To Ben Caspit, a biographer of Netanyahu, this kind of rhetoric raises concerns about the prospect of a new Netanyahu-led government. “Israeli democracy would really, really be in danger,” said Caspit, a political commentator.
“The only thing that interests him is stopping his trial,” he said.
Some Netanyahu allies dismiss this talk as alarmism.
“Fake predictions,” said Tzachi Hanegbi, a veteran Likud lawmaker and former minister. “They cannot fault Netanyahu on security or the economy,” Hanegbi said. “So what can they talk about?”
To some leftists and many Palestinians, meanwhile, a new Netanyahu government would not be much worse than the current one.
Bennett has a unifying manner and formed a governing alliance with an independent Arab party for the first time in Israeli history. But on many fundamental issues, he agrees with Netanyahu. A former settler leader, Bennett opposes a Palestinian state, maintained a blockade on the Gaza Strip, and approved the construction of thousands of new settlement units in the occupied West Bank.
Ultimately, Bennett said, he decided to bring down his own government to prevent the collapse of a two-tier legal system in the West Bank that distinguishes between Israeli settlers and Palestinians. Some liken it to apartheid.
Ghassan Khatib, a Palestinian political analyst and former Palestinian minister, said, “The current government might be different in certain views and positions, but in practice it wasn’t different at all.”
“They had the same political attitude: no to a Palestinian state, no to negotiations,” he said. “And they continued with settlement expansion as fast as they could.”
The current and former governments also had similar approaches to the wider Middle East. Both sought to build new diplomatic ties with Arab countries that had long isolated Israel, and both opposed U.S.-led efforts to give sanctions relief to Iran if Iranian officials agreed to temper their nuclear enrichment program.
But to many Israelis, there is a clear difference between a right-wing government led by Netanyahu and the diverse current coalition led by Bennett and his centrist partner, Yair Lapid, who is set to become a caretaker prime minister during the election campaign.
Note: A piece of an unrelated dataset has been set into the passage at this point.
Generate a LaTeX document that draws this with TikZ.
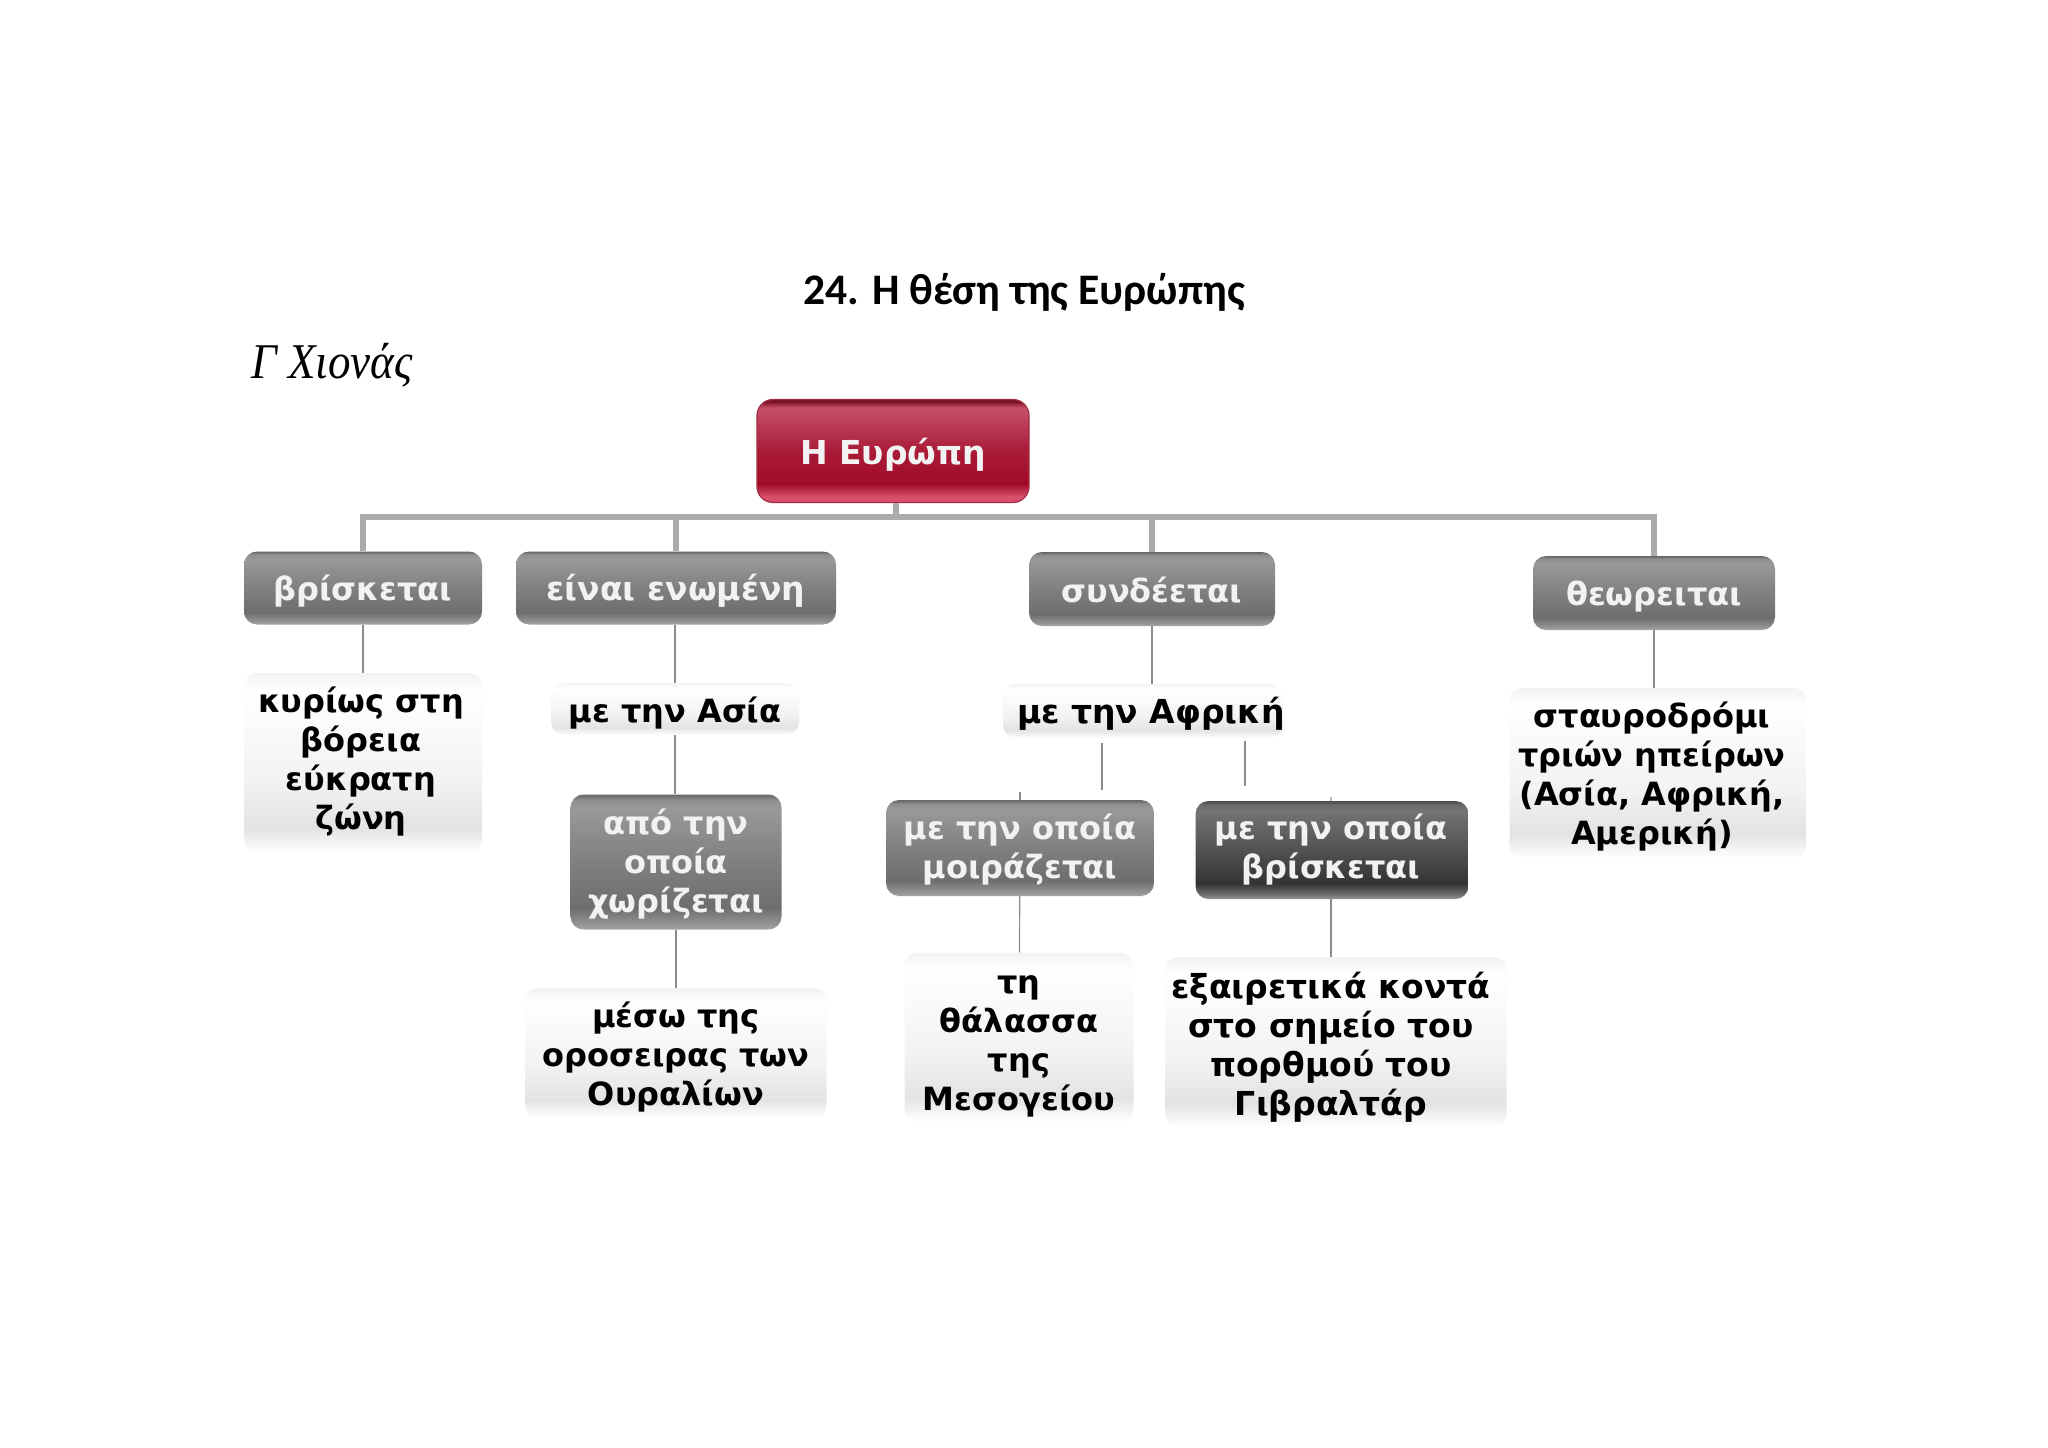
\documentclass[tikz,border=0pt]{standalone}
\usepackage{fontspec}
\setmainfont{DejaVu Sans}
\newfontfamily\titlefont{Carlito}
\newfontfamily\signfont{Liberation Serif}
\pgfdeclareverticalshading{greyshade}{100bp}{color(0bp)=(black!35);color(25bp)=(black!35);color(27bp)=(black!42);color(33bp)=(black!57);color(50bp)=(black!50);color(70bp)=(black!40);color(73bp)=(black!44);color(75bp)=(black!60);color(100bp)=(black!60)}
\pgfdeclareverticalshading{darkshade}{100bp}{color(0bp)=(black!40);color(25bp)=(black!40);color(27bp)=(black!55);color(33bp)=(black!80);color(50bp)=(black!68);color(70bp)=(black!55);color(73bp)=(black!58);color(75bp)=(black!70);color(100bp)=(black!70)}
\definecolor{rootlo}{HTML}{A00A28}
\definecolor{roothi}{HTML}{C65068}
\definecolor{rootedge}{HTML}{7A1022}
\definecolor{rootpink}{HTML}{D8506C}
\pgfdeclareverticalshading{rootshade}{100bp}{color(0bp)=(rootpink);color(25bp)=(rootpink);color(28bp)=(rootpink);color(34bp)=(rootlo);color(50bp)=(rootlo!75!roothi);color(71bp)=(roothi);color(74bp)=(rootedge);color(75bp)=(rootedge);color(100bp)=(rootedge)}
\pgfdeclareverticalshading{paleshade}{100bp}{color(0bp)=(white);color(25bp)=(white);color(32bp)=(black!11);color(45bp)=(black!5);color(70bp)=(white);color(75bp)=(black!5);color(100bp)=(black!5)}
\tikzset{
  boxbase/.style={rectangle,rounded corners=13pt,inner sep=0pt},
  greybox/.style={boxbase,shading=greyshade},
  darkbox/.style={boxbase,shading=darkshade},
  rootbox/.style={boxbase,shading=rootshade,rounded corners=16pt,draw=rootedge!55!rootpink,line width=1.2pt},
  palebox/.style={boxbase,shading=paleshade},
  lighttext/.style={text=white!95!black},
  darktext/.style={text=black},
  labeltext/.style={inner sep=0pt,align=center,font=\fontsize{32}{39}\selectfont\bfseries},
  widetext/.style={font=\fontsize{33}{39}\selectfont\bfseries},
  trunk/.style={draw=black!33,line width=6pt},
  twig/.style={draw=black!45,line width=1.2pt},
}
% style, name, centre, width, height, text styles, text offset, text
\newcommand{\boxat}[8]{%
  \node[#1,minimum width=#4 pt,minimum height=#5 pt] (#2) at (#3) {};
  \node[labeltext,#6] (#2-text) at ([shift={(#7)}]#2.center) {#8};
}
\begin{document}
\begin{tikzpicture}[x=1pt,y=-1pt]
\useasboundingbox[fill=white] (0,0) rectangle (2048,1448);
\node[font=\titlefont\fontsize{43.6}{50}\selectfont\bfseries] (title) at (1024,292) {24. Η θέση της Ευρώπης};
\node[font=\signfont\fontsize{50}{60}\selectfont\itshape,xscale=0.9] (sign) at (332,365) {Γ Χιονάς};
\coordinate (barmid) at (896,517);
\coordinate (mshare) at (1020,792);
\coordinate (mfind) at (1331,797);
\coordinate (afra) at (1102,743);
\coordinate (afrb) at (1102,790);
\coordinate (afrc) at (1245,741);
\coordinate (afrd) at (1245,786);
\boxat{rootbox}{root}{893,451}{272}{103}{lighttext,widetext}{0,4}{Η Ευρώπη}
\boxat{greybox}{lfind}{363,588}{238}{73}{lighttext}{0,3}{βρίσκεται}
\boxat{greybox}{lunit}{676,588}{320}{73}{lighttext,widetext}{0,3}{είναι ενωμένη}
\boxat{greybox}{lconn}{1152,589}{246}{74}{lighttext}{0,1}{συνδέεται}
\boxat{greybox}{lcons}{1654,593}{242}{74}{lighttext}{0,4}{θεωρειται}
\boxat{palebox}{pzone}{363,763}{238}{180}{darktext}{-2,-1}{κυρίως στη\\βόρεια\\εύκρατη\\ζώνη}
\boxat{palebox}{pasia}{675,709}{248}{52}{darktext}{0,4}{με την Ασία}
\boxat{palebox}{pafr}{1143,711}{280}{54}{darktext,widetext}{8,3}{με την Αφρική}
\boxat{palebox}{pcross}{1658,773}{297}{170}{darktext}{-6,4}{σταυροδρόμι\\τριών ηπείρων\\(Ασία, Αφρική,\\Αμερική)}
\boxat{greybox}{gsep}{676,862}{211}{135}{lighttext}{0,2}{από την\\οποία\\χωρίζεται}
\boxat{greybox}{gshare}{1020,848}{268}{96}{lighttext}{0,2}{με την οποία\\μοιράζεται}
\boxat{darkbox}{gfind}{1332,850}{273}{98}{lighttext}{-1,0}{με την οποία\\βρίσκεται}
\boxat{palebox}{pural}{676,1053}{301}{130}{darktext}{0,4}{μέσω της\\οροσειρας των\\Ουραλίων}
\boxat{palebox}{psea}{1019,1037}{229}{169}{darktext}{0,9}{τη\\θάλασσα\\της\\Μεσογείου}
\boxat{palebox}{pgib}{1336,1042}{341}{170}{darktext,widetext}{-5,5}{εξαιρετικά κοντά\\στο σημείο του\\πορθμού του\\Γιβραλτάρ}
\draw[trunk] (root.south -| barmid) -- (barmid);
\draw[trunk] (lfind.north) -- (lfind.north |- barmid) -- (lcons.north |- barmid) -- (lcons.north);
\draw[trunk] (lunit.north) -- (lunit.north |- barmid);
\draw[trunk] (lconn.north) -- (lconn.north |- barmid);
\draw[twig] (lfind) -- (pzone);
\draw[twig] (lunit.south -| pasia.north) -- (pasia);
\draw[twig] (pasia) -- (pasia |- gsep.north);
\draw[twig] (pural.north |- gsep.south) -- (pural);
\draw[twig] (lconn) -- (pafr.north -| lconn.south);
\draw[twig] (afra) -- (afrb);
\draw[twig] (afrc) -- (afrd);
\draw[twig] (mshare) -- (gshare);
\draw[twig] (mfind) -- (gfind);
\draw[twig] (gshare) -- (psea);
\draw[twig] (gfind.south -| 1331,0) -- (pgib.north -| 1331,0);
\draw[twig] (lcons) -- (pcross.north -| lcons.south);
\end{tikzpicture}
\end{document}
Despite coming from opposing political camps, Bennett and Lapid built a partnership based on compromise and civility, which supporters saw as a sharp contrast to Likud’s bullish divisiveness.
During their speeches Monday to announce the government’s collapse, the two men displayed respect, affection and admiration for each other even as they brought about the end of their joint project. “I really love you,” Lapid told Bennett during an unscripted moment.
In practical terms, their government also got Israel moving again after a period of paralysis under Netanyahu, who lacked a big enough parliamentary majority during his final two years in power to fulfill certain basic functions of government.
Bennett’s administration passed Israel’s first national budget in more than three years; tried to reduce food costs by removing tariffs on food imports; began to liberalize the regulation of kosher food; and filled several key vacancies in the senior echelons of the civil service that had been left empty under Netanyahu.
The Bennett government presided over one of the quietest periods in Gaza in several years, encouraging militants there to restrict their rocket fire on southern Israel by offering thousands of new work permits to Gazan residents.
The government also improved relations with the Biden administration, while still opposing some administration goals, like the Iran nuclear deal or the reopening of an American consulate in Jerusalem to Palestinians.
Netanyahu is not a shoo-in for the next prime minister, any more than he was in four elections from 2019 to 2021. Each time, he was unable to form a majority coalition with other parties, or failed to honor commitments to them when he did.
This new election may be no different, said Professor Gideon Rahat, a political scientist at the Hebrew University of Jerusalem.
“We’ve been in this movie four times and we can get similar results a fifth time,” Rahat said.